▶ _AIM OF THE EXERCISE_
Reproduce the listing below from the line with "Write the Plotly code for this chart." to the line with "W, H = 573, 445", both lines included, character for character, minus any pictures.

▶ _LISTED RECORDS_
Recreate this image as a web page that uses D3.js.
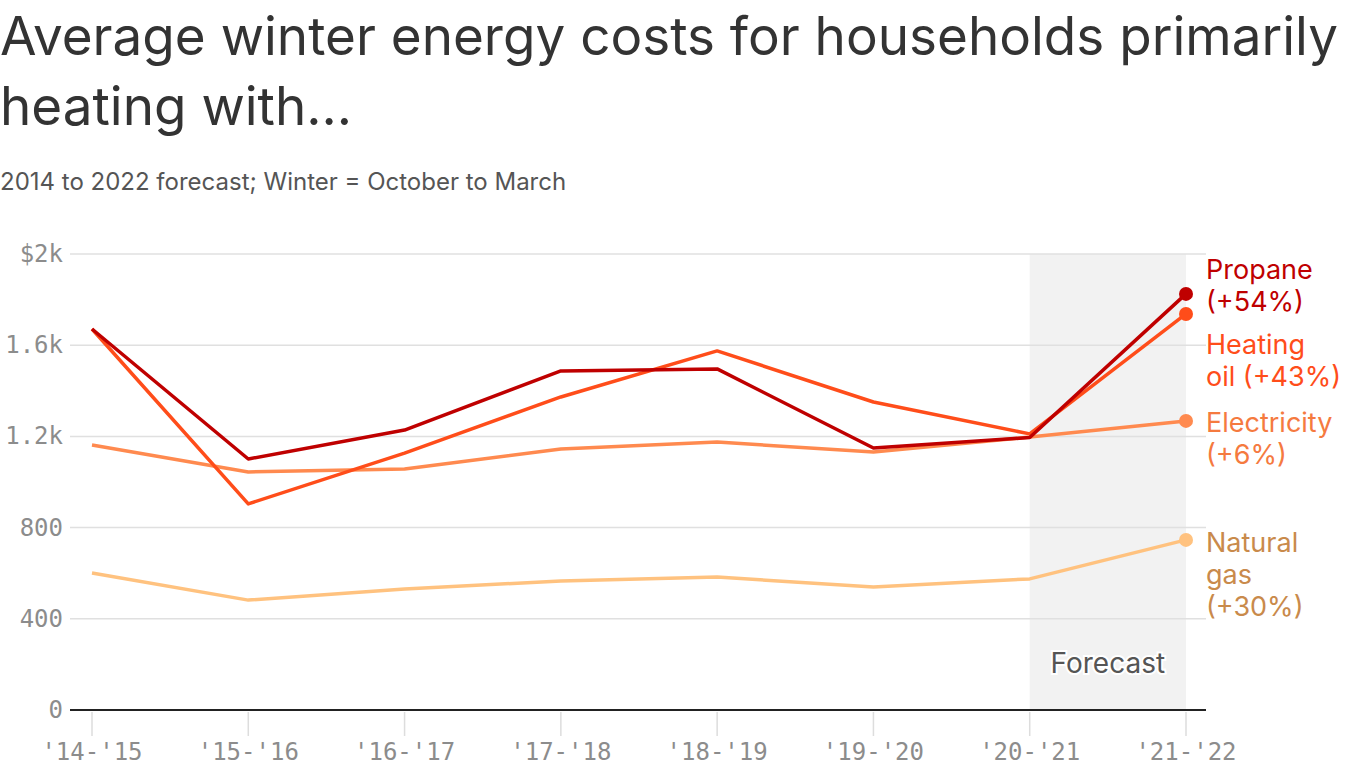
<!DOCTYPE html>
<html>
<head>
    <meta charset="utf-8">
    <title>Winter energy costs</title>
    <script src="https://d3js.org/d3.v7.min.js"></script>
    <style>
        body { margin: 0; background: #fff; font-family: Inter, "Noto Sans", sans-serif; }
        .title { font-size: 53px; fill: #333; }
        .subtitle { font-size: 24px; fill: #555; }
        .tick-label { font-family: "DejaVu Sans Mono", monospace; font-size: 24px; fill: #8c8c8c; }
        .series-label { font-size: 27px; }
    </style>
</head>
<body>
    <div id="chart"></div>
    <script>
        // data
        const seasons = ["'14-'15", "'15-'16", "'16-'17", "'17-'18", "'18-'19", "'19-'20", "'20-'21", "'21-'22"];
        const propane = [1671, 1101, 1228, 1487, 1496, 1149, 1195, 1825];
        const heatingOil = [1671, 904, 1127, 1373, 1575, 1351, 1211, 1737];
        const electricity = [1162, 1044, 1057, 1145, 1175, 1132, 1197, 1268];
        const naturalGas = [601, 482, 531, 566, 583, 539, 575, 746];
        const yTicks = [0, 400, 800, 1200, 1600, 2000];
        const yTickLabels = ["0", "400", "800", "1.2k", "1.6k", "$2k"];

        const series = [
            {name: "Natural gas", values: naturalGas, line: "#ffc27f", text: "#c98a4b", label: ["Natural", "gas", "(+30%)"], ly: 552},
            {name: "Electricity", values: electricity, line: "#ff8a4f", text: "#f57a3f", label: ["Electricity", "(+6%)"], ly: 432},
            {name: "Heating oil", values: heatingOil, line: "#ff4d1a", text: "#ff4d1a", label: ["Heating", "oil (+43%)"], ly: 354},
            {name: "Propane", values: propane, line: "#bf0000", text: "#bf0000", label: ["Propane", "(+54%)"], ly: 279}
        ];

        const W = 1366, H = 768;
        const svg = d3.select("#chart").append("svg")
            .attr("width", W).attr("height", H);

        // titles
        svg.append("text").attr("class", "title").attr("x", 0).attr("y", 55)
            .text("Average winter energy costs for households primarily");
        svg.append("text").attr("class", "title").attr("x", 0).attr("y", 125)
            .text("heating with...");
        svg.append("text").attr("class", "subtitle").attr("x", 0).attr("y", 190)
            .text("2014 to 2022 forecast; Winter = October to March");

        // scales
        const x = d3.scalePoint().domain(seasons).range([92, 1186]);
        const y = d3.scaleLinear().domain([0, 2000]).range([710, 254]);

        // forecast band
        svg.append("rect")
            .attr("x", x(seasons[6])).attr("y", y(2000))
            .attr("width", x(seasons[7]) - x(seasons[6]))
            .attr("height", y(0) - y(2000))
            .attr("fill", "#f2f2f2");

        // gridlines
        const grid = svg.append("g");
        yTicks.forEach((t, i) => {
            grid.append("line")
                .attr("x1", 70).attr("x2", 1206)
                .attr("y1", y(t)).attr("y2", y(t))
                .attr("stroke", t === 0 ? "#222" : "#e0e0e0")
                .attr("stroke-width", t === 0 ? 2 : 1.5);
            grid.append("text")
                .attr("class", "tick-label")
                .attr("x", 63).attr("y", y(t) + 8)
                .attr("text-anchor", "end")
                .text(yTickLabels[i]);
        });

        // x ticks
        seasons.forEach(s => {
            svg.append("line")
                .attr("x1", x(s)).attr("x2", x(s))
                .attr("y1", y(0) + 2).attr("y2", y(0) + 26)
                .attr("stroke", "#ddd").attr("stroke-width", 1.5);
            svg.append("text")
                .attr("class", "tick-label")
                .attr("x", x(s)).attr("y", 760)
                .attr("text-anchor", "middle")
                .text(s);
        });

        // forecast label
        svg.append("text")
            .attr("x", (x(seasons[6]) + x(seasons[7])) / 2).attr("y", 673)
            .attr("text-anchor", "middle")
            .attr("font-size", 28).attr("fill", "#555")
            .attr("stroke", "#fff").attr("stroke-width", 4).attr("paint-order", "stroke")
            .text("Forecast");

        // lines
        const line = d3.line()
            .x((d, i) => x(seasons[i]))
            .y(d => y(d));

        series.forEach(s => {
            svg.append("path")
                .datum(s.values)
                .attr("d", line)
                .attr("fill", "none")
                .attr("stroke", s.line)
                .attr("stroke-width", 3.5)
                .attr("stroke-linejoin", "round");
            svg.append("circle")
                .attr("cx", x(seasons[7]))
                .attr("cy", y(s.values[7]))
                .attr("r", 7)
                .attr("fill", s.line);
            const t = svg.append("text")
                .attr("class", "series-label")
                .attr("fill", s.text);
            s.label.forEach((l, i) => {
                t.append("tspan").attr("x", 1206).attr("y", s.ly + i * 32).text(l);
            });
        });
    </script>
</body>
</html>
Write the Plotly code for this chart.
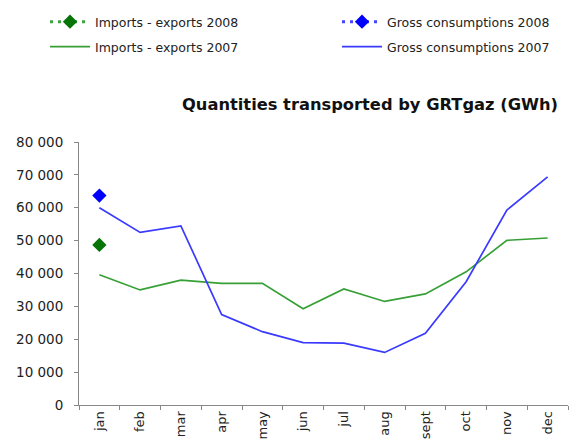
import plotly.graph_objects as go

months = ["jan", "feb", "mar", "apr", "may", "jun", "jul", "aug", "sept", "oct", "nov", "dec"]
gross_2007 = [60000, 52500, 54500, 27500, 22300, 19000, 18800, 16000, 21800, 37500, 59300, 69400]
imports_2007 = [39600, 35000, 38000, 37000, 37000, 29300, 35300, 31500, 33800, 40500, 50100, 50800]
imports_2008 = [48700]
gross_2008 = [63700]
months_2008 = ["jan"]
y_ticks = [0, 10000, 20000, 30000, 40000, 50000, 60000, 70000, 80000]
y_ticktext = ["0", "10 000", "20 000", "30 000", "40 000", "50 000", "60 000", "70 000", "80 000"]

font = "DejaVu Sans, Arial, sans-serif"
W, H = 573, 445

fig = go.Figure()
fig.add_trace(go.Scatter(x=months_2008, y=imports_2008, name="Imports - exports 2008",
                         mode="lines+markers", legend="legend",
                         line=dict(color="#3FA63F", width=3, dash="3px,5px"),
                         marker=dict(symbol="diamond", size=11, color="#067406")))
fig.add_trace(go.Scatter(x=months_2008, y=gross_2008, name="Gross consumptions 2008",
                         mode="lines+markers", legend="legend3",
                         line=dict(color="#4444FF", width=3, dash="3px,5px"),
                         marker=dict(symbol="diamond", size=11, color="#0000FF")))
fig.add_trace(go.Scatter(x=months, y=imports_2007, name="Imports - exports 2007",
                         mode="lines", legend="legend2",
                         line=dict(color="#36A036", width=1.7)))
fig.add_trace(go.Scatter(x=months, y=gross_2007, name="Gross consumptions 2007",
                         mode="lines", legend="legend4",
                         line=dict(color="#3A3AFF", width=1.7)))

leg_common = dict(orientation="h", xref="container", yref="container",
                  xanchor="left", yanchor="middle", itemwidth=40,
                  font=dict(size=12.5, family=font, color="#222"),
                  bgcolor="rgba(0,0,0,0)", borderwidth=0)
col1_x = 45 / W
col2_x = 337 / W
row1_y = 1 - 22 / H
row2_y = 1 - 47 / H

fig.update_layout(
    width=W, height=H,
    margin=dict(l=79, r=5, t=142, b=40),
    paper_bgcolor="white", plot_bgcolor="white",
    font=dict(family=font, size=13, color="#222"),
    title=dict(text="<b>Quantities transported by GRTgaz (GWh)</b>",
               xref="container", x=370 / W, xanchor="center",
               yref="container", y=1 - 104 / H, yanchor="middle",
               font=dict(size=16.3, color="#111", family=font)),
    legend=dict(**leg_common, x=col1_x, y=row1_y),
    legend2=dict(**leg_common, x=col1_x, y=row2_y),
    legend3=dict(**leg_common, x=col2_x, y=row1_y),
    legend4=dict(**leg_common, x=col2_x, y=row2_y),
    showlegend=True,
)
fig.update_xaxes(type="category", categoryorder="array", categoryarray=months,
                 range=[-0.5, len(months) - 0.5],
                 showgrid=False, showline=True, linecolor="#888", linewidth=1,
                 ticks="outside", tickson="boundaries", ticklen=4, tickcolor="#888",
                 tickangle=-90, tickfont=dict(size=13, family=font, color="#222"))
fig.update_yaxes(range=[0, 80000], tickvals=y_ticks, ticktext=y_ticktext,
                 showgrid=False, showline=True, linecolor="#888", linewidth=1,
                 ticks="outside", ticklen=4, tickcolor="#888", zeroline=False,
                 ticklabelstandoff=8,
                 tickfont=dict(size=13.5, family=font, color="#222"))

fig.write_html("out.html", config={"displayModeBar": False},
               post_script=["document.body.style.margin='0';"])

▶ _ANSWER FOR THIS EXERCISE_
Write the Plotly code for this chart.
import plotly.graph_objects as go

months = ["jan", "feb", "mar", "apr", "may", "jun", "jul", "aug", "sept", "oct", "nov", "dec"]
gross_2007 = [60000, 52500, 54500, 27500, 22300, 19000, 18800, 16000, 21800, 37500, 59300, 69400]
imports_2007 = [39600, 35000, 38000, 37000, 37000, 29300, 35300, 31500, 33800, 40500, 50100, 50800]
imports_2008 = [48700]
gross_2008 = [63700]
months_2008 = ["jan"]
y_ticks = [0, 10000, 20000, 30000, 40000, 50000, 60000, 70000, 80000]
y_ticktext = ["0", "10 000", "20 000", "30 000", "40 000", "50 000", "60 000", "70 000", "80 000"]

font = "DejaVu Sans, Arial, sans-serif"
W, H = 573, 445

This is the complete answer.